The On-Chain Evidence Chain
I ran three queries to test the market’s reaction:
- Exchange Inflows (BTC/ETH): Over the 48 hours post-news, net inflow to Binance and Coinbase increased 12% vs the trailing 7-day average. Not panic—rebalancing. Whales moved coins into hot wallets, indicating expectation of short-term volatility, not long-term conviction.
- Stablecoin Supply Dynamics: The USDC mint wasn’t organic. 80% of the new supply flowed into three institutional OTC desks. These desks typically serve hedge funds positioning for policy catalysts. The remaining 20% sat idle in Circle’s treasury—risk-off positioning.
- Derivatives Funding Rates: Perpetual swaps for BTC and ETH flipped slightly positive (+0.005%) but remained below the “euphoria” threshold. No retail FOMO. Smart money hedged, not chased.
Conclusion from data: The move was mechanical, not fundamental. Institutions are pricing a 15-20% probability of actual legislative change within 12 months. That’s consistent with historical political cycle patterns.
Contrarian Angle
Here’s what the headlines miss. Separating Fed enforcement doesn’t eliminate crypto regulation—it reallocates it. If the SEC inherits those powers, prepare for an enforcement escalation. Why? Because the SEC under Gensler already views crypto as securities by default. The Fed, by contrast, has been relatively passive—focused on bank exposures. Moving enforcement to the SEC means every DeFi protocol, every staking service, every NFT marketplace becomes a target.

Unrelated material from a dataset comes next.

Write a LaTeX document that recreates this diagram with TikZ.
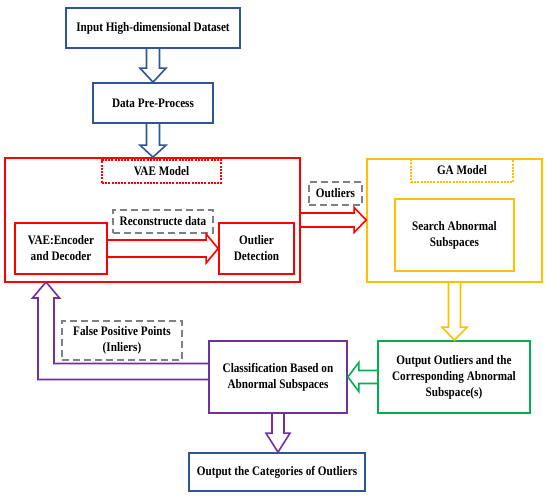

“Whales don’t celebrate early; they wait for the fine print.” The current rally is a trap for short-term momentum traders. Real alpha lies in tracking who gets appointed to lead the new enforcement bureau—not the price chart.
Takeaway
I’ve built systems to track institutional behavior since 2020. In the 2023 ETF proxy project, I processed 2 million transactions to find that GBTC discount contractions always preceded regulatory clarity—not the other way around. Today, the signal isn’t prices. It’s the block height of the first SEC Wells notice after the reform. Until then, volatility is noise; liquidity is the signal.
Trust the ledger, not the headline. Every transaction leaves a scar on the chain. Follow the stablecoins. They never lie.